Vishal Santra (Photo: SNS)


He is not a snake-charmer, the snakes charm him. So much that this 31-year-old environmentalist Vishal Santra from West Bengal has turned a ‘snake conservationist’ with a difference. He rescues both, people as well as snakes, voluntarily.

“People kill snakes, because they fear that snakebite will kill them. We need to kill this fear. If we don’t educate people on treatment facility and actually save the snakebite victims, we won’t be able to save the reptile. That’s why I help people reach hospital for treatment without delay, apart from rescuing snakes from houses,” Santra told The Statesman.

Santra, who hails from Hooghly district of West Bengal and is working as Research Associate on different snakebite projects across India with  molecular ecologist from Bangor University, UK, Anita Malhotra, was in Himachal recently.

An internationally acclaimed reptile consultant, he runs a registered society -Simultala Conservationists (Foundation for Wildlife)- at Simultala in Hooghly for past many years.

It has branches in some Panchayats around, with 27 active members, the volunteers.

The foundation has done mapping of hospitals in vicinity of operational area where anti-snake venom facility is available, and acts as a bridge between snakebite victims and people in emergency through help lines. “Similarly, we respond to calls to rescue the reptile and release it back in the habitat,” he said.

With self-training and mentoring by people like Gerry Martin and Romulus Whitaker, Santra is apt at catching snakes as deadly as King Cobra, Russell’s viper or just any other species. A bite by snake on his finger once has not deterred him from moving forward.

His sensitisation to conserve snakes goes back to his childhood in Manipur. “We lived with the Nepalese community. Whenever a snake entered a house, I saw them leaving the house open and stay with the neighbourers.”

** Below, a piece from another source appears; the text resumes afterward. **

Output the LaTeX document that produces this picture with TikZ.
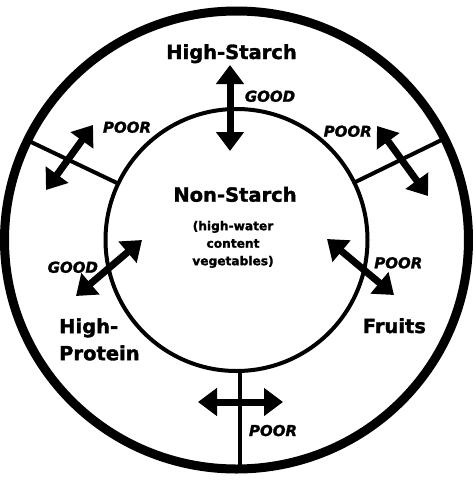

However, in West Bengal, which is very high on unreported snakebite deaths (97 % of them outside hospital), people kill snakes indiscriminately. “What opened my eyes more was the death of a child due to snakebite in front of my eyes. I was called 16-17 hours after the bite. That time, I got to know that the anti-snake venom is available in government hospitals free of cost. But people were totally unaware as the government never advertised it,” he said.

He said majority sufferers of snakebites are villagers, farmers and poor labourers, who don’t have a voice. “That is why the government has never paid attention towards the issue. The people who die of snakebites don’t even get death certificates easily, for relief,” he said.

The gap hence made Santra take up the task of even community awareness on snakes and availability of free snakebite treatment in hospitals in campaign mode. He holds regular workshops for community and in schools to spread the message.